To prepare the poaching liquid (and what will become the crème anglaise), heat the milk and cream in a large lidded pan or deep-sided frying pan. I really struggled to find a pan big enough, but after sending my mum up to rummage around in the loft she found this absolutely enormous pan. It's 27cm in diameter, took up almost all of the hob, and weighs about the same as a baby elephant. However, it did manage to fit all the 'islands' of meringue comfortably, so look for something of a similar size. If you only have a pan slightly smaller, then I'm sure it'd work well enough, you'd just have to settle for fewer islands.


Stir in the vanilla bean paste and bring to a simmer over a low heat.


For the meringues, in a large grease-free bowl use an electric hand whisk (or a free-standing electric mixer) to whisk the egg whites together on fast speed, until stiff peaks form when the whisk is removed.


Add one tablespoon of the sugar to the egg whites and continue to whisk until the mixture comes back to stiff peaks.


Keep adding sugar one tablespoon at a time until 150g has been used, and the meringue is thick and glossy.


Using two large tablespoons or serving spoons dipped in cold water, shape six large quenelles from the meringue mixture and place in the poaching liquid. I had no idea what a quenelle was when I first read the recipe, and absolutely no idea how to make one. I found this YouTube video pretty helpful, although it's for ice-cream and not meringue… I ended up sort of using that technique and also frantically trying to shape the meringue with another spoon. I'm no expert by any means so it was all a bit sloppy!

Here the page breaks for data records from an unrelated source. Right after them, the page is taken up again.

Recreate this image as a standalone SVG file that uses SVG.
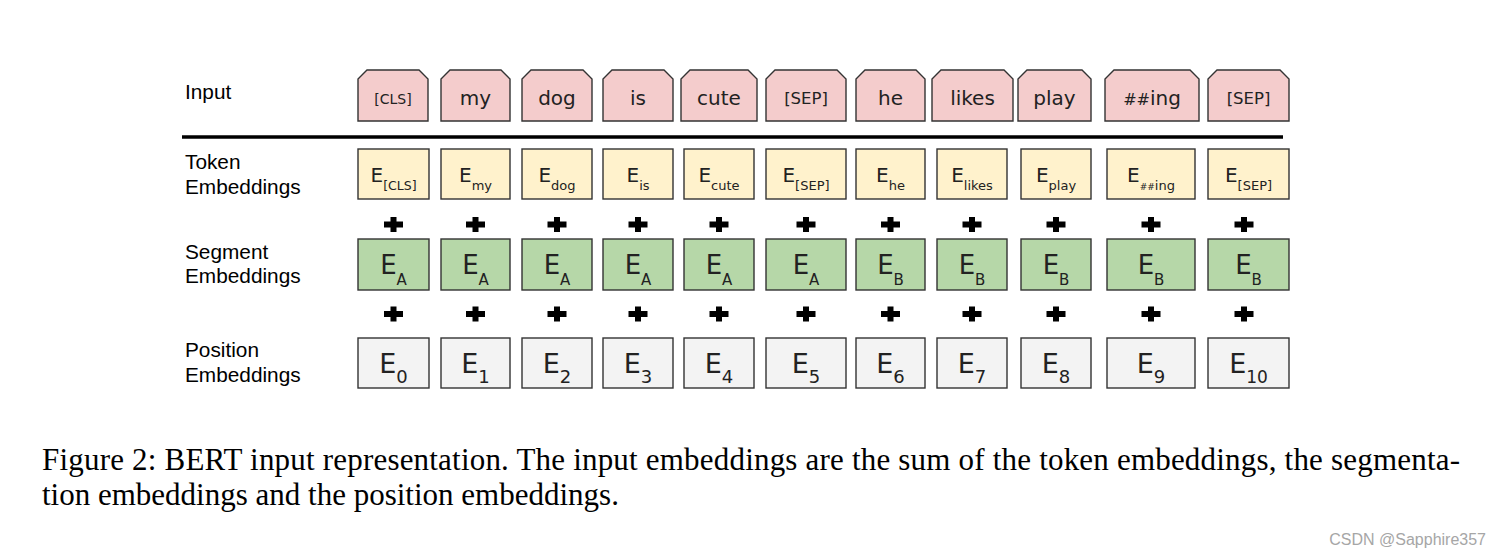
<svg xmlns="http://www.w3.org/2000/svg" width="1503" height="556" viewBox="0 0 1503 556">
<style>
.lbl{font-family:"Liberation Sans",Arial,sans-serif;font-size:20.8px;fill:#000}
.bt{font-family:"DejaVu Sans",Verdana,sans-serif;fill:#222;text-anchor:middle}
.in{fill:#f4cccc;stroke:#333;stroke-width:1.4}
.tok{fill:#fff2cc;stroke:#333;stroke-width:1.4}
.seg{fill:#b6d7a8;stroke:#333;stroke-width:1.4}
.pos{fill:#f3f3f3;stroke:#333;stroke-width:1.4}
.cap{font-family:"Liberation Serif","Times New Roman",serif;font-size:31px;fill:#000}
</style>
<defs>
<path id="plus" d="M-3,-7.5 H3 V-3 H9.5 V3 H3 V7.5 H-3 V3 H-9.5 V-3 H-3 Z" fill="#000"/>
</defs>
<rect width="1503" height="556" fill="#fff"/>
<g id="row-labels">
<text class="lbl" x="185" y="99">Input</text>
<text class="lbl" x="185" y="169">Token</text>
<text class="lbl" x="185" y="194">Embeddings</text>
<text class="lbl" x="185" y="259">Segment</text>
<text class="lbl" x="185" y="283">Embeddings</text>
<text class="lbl" x="185" y="357">Position</text>
<text class="lbl" x="185" y="382">Embeddings</text>
</g>
<g id="divider"><line x1="182" y1="137" x2="1283" y2="137" stroke="#000" stroke-width="3.5"/></g>
<g id="inputs">
<path class="in" d="M358,121V79L367,70H419L428,79V121Z"/><text class="bt" x="393" y="104" font-size="14">[CLS]</text>
<path class="in" d="M441,121V79L450,70H501L510,79V121Z"/><text class="bt" x="475.5" y="105" font-size="20">my</text>
<path class="in" d="M522,121V79L531,70H583L592,79V121Z"/><text class="bt" x="557" y="105" font-size="20">dog</text>
<path class="in" d="M603,121V79L612,70H664L673,79V121Z"/><text class="bt" x="638" y="105" font-size="20">is</text>
<path class="in" d="M681,121V79L690,70H748L757,79V121Z"/><text class="bt" x="719" y="105" font-size="20">cute</text>
<path class="in" d="M766,121V79L775,70H837L846,79V121Z"/><text class="bt" x="806" y="104" font-size="16.5">[SEP]</text>
<path class="in" d="M856,121V79L865,70H916L925,79V121Z"/><text class="bt" x="890.5" y="105" font-size="20">he</text>
<path class="in" d="M932,121V79L941,70H1004L1013,79V121Z"/><text class="bt" x="972.5" y="105" font-size="20">likes</text>
<path class="in" d="M1018,121V79L1027,70H1082L1091,79V121Z"/><text class="bt" x="1054.5" y="105" font-size="20">play</text>
<path class="in" d="M1105,121V79L1114,70H1190L1199,79V121Z"/><text class="bt" x="1152" y="105" font-size="20"><tspan font-size="16">##</tspan>ing</text>
<path class="in" d="M1208,121V79L1217,70H1280L1289,79V121Z"/><text class="bt" x="1248.5" y="104" font-size="16.5">[SEP]</text>
</g>
<g id="token-embeddings">
<rect class="tok" x="358" y="149" width="71" height="50"/><text class="bt" x="393.5" y="182" font-size="20">E<tspan font-size="12.5" dy="8">[CLS]</tspan></text>
<rect class="tok" x="441" y="149" width="69" height="50"/><text class="bt" x="475.5" y="182" font-size="20">E<tspan font-size="13" dy="8">my</tspan></text>
<rect class="tok" x="522" y="149" width="70" height="50"/><text class="bt" x="557" y="182" font-size="20">E<tspan font-size="13" dy="8">dog</tspan></text>
<rect class="tok" x="603" y="149" width="70" height="50"/><text class="bt" x="638" y="182" font-size="20">E<tspan font-size="13" dy="8">is</tspan></text>
<rect class="tok" x="684" y="149" width="70" height="50"/><text class="bt" x="719" y="182" font-size="20">E<tspan font-size="13" dy="8">cute</tspan></text>
<rect class="tok" x="766" y="149" width="80" height="50"/><text class="bt" x="806" y="182" font-size="20">E<tspan font-size="13" dy="8">[SEP]</tspan></text>
<rect class="tok" x="856" y="149" width="69" height="50"/><text class="bt" x="890.5" y="182" font-size="20">E<tspan font-size="13" dy="8">he</tspan></text>
<rect class="tok" x="937" y="149" width="70" height="50"/><text class="bt" x="972" y="182" font-size="20">E<tspan font-size="13" dy="8">likes</tspan></text>
<rect class="tok" x="1021" y="149" width="70" height="50"/><text class="bt" x="1056" y="182" font-size="20">E<tspan font-size="13" dy="8">play</tspan></text>
<rect class="tok" x="1107" y="149" width="88" height="50"/><text class="bt" x="1151" y="182" font-size="20">E<tspan font-size="9" dy="8">##</tspan><tspan font-size="13">ing</tspan></text>
<rect class="tok" x="1208" y="149" width="81" height="50"/><text class="bt" x="1248.5" y="182" font-size="20">E<tspan font-size="13" dy="8">[SEP]</tspan></text>
</g>
<g id="segment-embeddings">
<rect class="seg" x="358" y="239" width="71" height="51"/><text class="bt" x="393.5" y="274" font-size="26">E<tspan font-size="15" dy="11">A</tspan></text>
<rect class="seg" x="441" y="239" width="69" height="51"/><text class="bt" x="475.5" y="274" font-size="26">E<tspan font-size="15" dy="11">A</tspan></text>
<rect class="seg" x="522" y="239" width="70" height="51"/><text class="bt" x="557" y="274" font-size="26">E<tspan font-size="15" dy="11">A</tspan></text>
<rect class="seg" x="603" y="239" width="70" height="51"/><text class="bt" x="638" y="274" font-size="26">E<tspan font-size="15" dy="11">A</tspan></text>
<rect class="seg" x="684" y="239" width="70" height="51"/><text class="bt" x="719" y="274" font-size="26">E<tspan font-size="15" dy="11">A</tspan></text>
<rect class="seg" x="766" y="239" width="80" height="51"/><text class="bt" x="806" y="274" font-size="26">E<tspan font-size="15" dy="11">A</tspan></text>
<rect class="seg" x="856" y="239" width="69" height="51"/><text class="bt" x="890.5" y="274" font-size="26">E<tspan font-size="15" dy="11">B</tspan></text>
<rect class="seg" x="937" y="239" width="70" height="51"/><text class="bt" x="972" y="274" font-size="26">E<tspan font-size="15" dy="11">B</tspan></text>
<rect class="seg" x="1021" y="239" width="70" height="51"/><text class="bt" x="1056" y="274" font-size="26">E<tspan font-size="15" dy="11">B</tspan></text>
<rect class="seg" x="1107" y="239" width="88" height="51"/><text class="bt" x="1151" y="274" font-size="26">E<tspan font-size="15" dy="11">B</tspan></text>
<rect class="seg" x="1208" y="239" width="81" height="51"/><text class="bt" x="1248.5" y="274" font-size="26">E<tspan font-size="15" dy="11">B</tspan></text>
</g>
<g id="position-embeddings">
<rect class="pos" x="358" y="338" width="71" height="50"/><text class="bt" x="393.5" y="373" font-size="27">E<tspan font-size="18" dy="10">0</tspan></text>
<rect class="pos" x="441" y="338" width="69" height="50"/><text class="bt" x="475.5" y="373" font-size="27">E<tspan font-size="18" dy="10">1</tspan></text>
<rect class="pos" x="522" y="338" width="70" height="50"/><text class="bt" x="557" y="373" font-size="27">E<tspan font-size="18" dy="10">2</tspan></text>
<rect class="pos" x="603" y="338" width="70" height="50"/><text class="bt" x="638" y="373" font-size="27">E<tspan font-size="18" dy="10">3</tspan></text>
<rect class="pos" x="684" y="338" width="70" height="50"/><text class="bt" x="719" y="373" font-size="27">E<tspan font-size="18" dy="10">4</tspan></text>
<rect class="pos" x="766" y="338" width="80" height="50"/><text class="bt" x="806" y="373" font-size="27">E<tspan font-size="18" dy="10">5</tspan></text>
<rect class="pos" x="856" y="338" width="69" height="50"/><text class="bt" x="890.5" y="373" font-size="27">E<tspan font-size="18" dy="10">6</tspan></text>
<rect class="pos" x="937" y="338" width="70" height="50"/><text class="bt" x="972" y="373" font-size="27">E<tspan font-size="18" dy="10">7</tspan></text>
<rect class="pos" x="1021" y="338" width="70" height="50"/><text class="bt" x="1056" y="373" font-size="27">E<tspan font-size="18" dy="10">8</tspan></text>
<rect class="pos" x="1107" y="338" width="88" height="50"/><text class="bt" x="1151" y="373" font-size="27">E<tspan font-size="18" dy="10">9</tspan></text>
<rect class="pos" x="1208" y="338" width="81" height="50"/><text class="bt" x="1248.5" y="373" font-size="27">E<tspan font-size="17" dy="10">10</tspan></text>
</g>
<g id="connectors">
<use href="#plus" x="393.5" y="224.5"/><use href="#plus" x="475.5" y="224.5"/><use href="#plus" x="557" y="224.5"/><use href="#plus" x="638" y="224.5"/><use href="#plus" x="719" y="224.5"/><use href="#plus" x="806" y="224.5"/><use href="#plus" x="890.5" y="224.5"/><use href="#plus" x="972" y="224.5"/><use href="#plus" x="1056" y="224.5"/><use href="#plus" x="1151" y="224.5"/><use href="#plus" x="1244" y="224.5"/>
<use href="#plus" x="393.5" y="314"/><use href="#plus" x="475.5" y="314"/><use href="#plus" x="557" y="314"/><use href="#plus" x="638" y="314"/><use href="#plus" x="719" y="314"/><use href="#plus" x="806" y="314"/><use href="#plus" x="890.5" y="314"/><use href="#plus" x="972" y="314"/><use href="#plus" x="1056" y="314"/><use href="#plus" x="1151" y="314"/><use href="#plus" x="1244" y="314"/>
</g>
<g id="caption">
<text class="cap" x="42" y="470" textLength="1418" lengthAdjust="spacing">Figure 2: BERT input representation. The input embeddings are the sum of the token embeddings, the segmenta-</text>
<text class="cap" x="42" y="505">tion embeddings and the position embeddings.</text>
</g>
<g id="watermark"><text x="1486" y="545" text-anchor="end" font-family="Liberation Sans,Arial,sans-serif" font-size="16" fill="#a6a6a6">CSDN @Sapphire357</text></g>
</svg>
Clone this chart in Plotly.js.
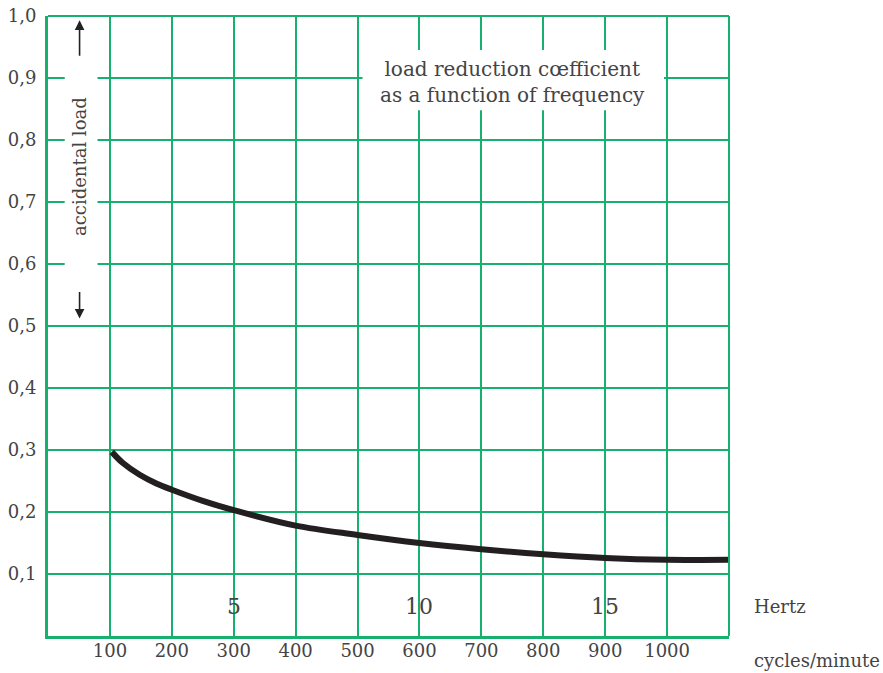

Place over a very low heat for about 9-10 minutes, flipping the quenelles halfway through. Cover the pan with a lid while poaching. Make sure the poaching liquid doesn’t boil or the meringues will puff up then collapse.


When the quenelles are really puffed up and cooked, transfer them to a wire rack to drain.


For the crème anglaise, pass the poaching milk through a sieve into a large jug (this removes all of the bits of meringue that broke off the islands during removal…).


In a large bowl, whisk the egg yolks and caster sugar together until pale and fluffy. Pour over the warm poaching milk, whisking continuously. Pour the mixture into a clean heavy-based pan and cook over a very low heat for 3-4 minutes stirring continuously until smooth and thick enough to coat the back of a spoon. Remove from the heat and set aside. This is the crème anglaise.


For the spun sugar, melt the sugar, without stirring, in a small stainless steel pan over a medium heat. Grease a rolling pin or knife steel with oil. Take care as the sugar will be very hot. When it turns a dark golden-brown remove from the heat, leave to cool slightly, then, using the back of a fork, flick the caramel backwards and forward over the rolling pin or knife steel. Gather the strands into rough ball shape and place on a sheet of parchment paper. I'm absolutely rubbish at this, so although I managed to make about one shoddy looking ball of sugar, the rest was thicker and rock hard!

To serve, pour a little crème anglaise into each serving bowl and float a quenelle of meringue on top. Decorate the quenelle with a ball of spun sugar.




I'm really not happy with the sugar work on top, and some of the meringues were really, really untidy shape-wise, but apart from that I'm quite pleased! I'd never even heard of Floating Islands before, and I have to admit they look pretty impressive. They went down extremely well at home - apparently the meringue just melted in the mouth and the custard was beautifully creamy. I thought the whole thing was a bit of a disaster as I was making them and was ready to give it all up as a bad job before I assembled them, but obviously I was prematurely disappointed!




As good as these look they were such a faff to make so I doubt I'll be doing them again. They'd be perfect for a dinner party though, and were excellent served cold - so maybe better in the summer?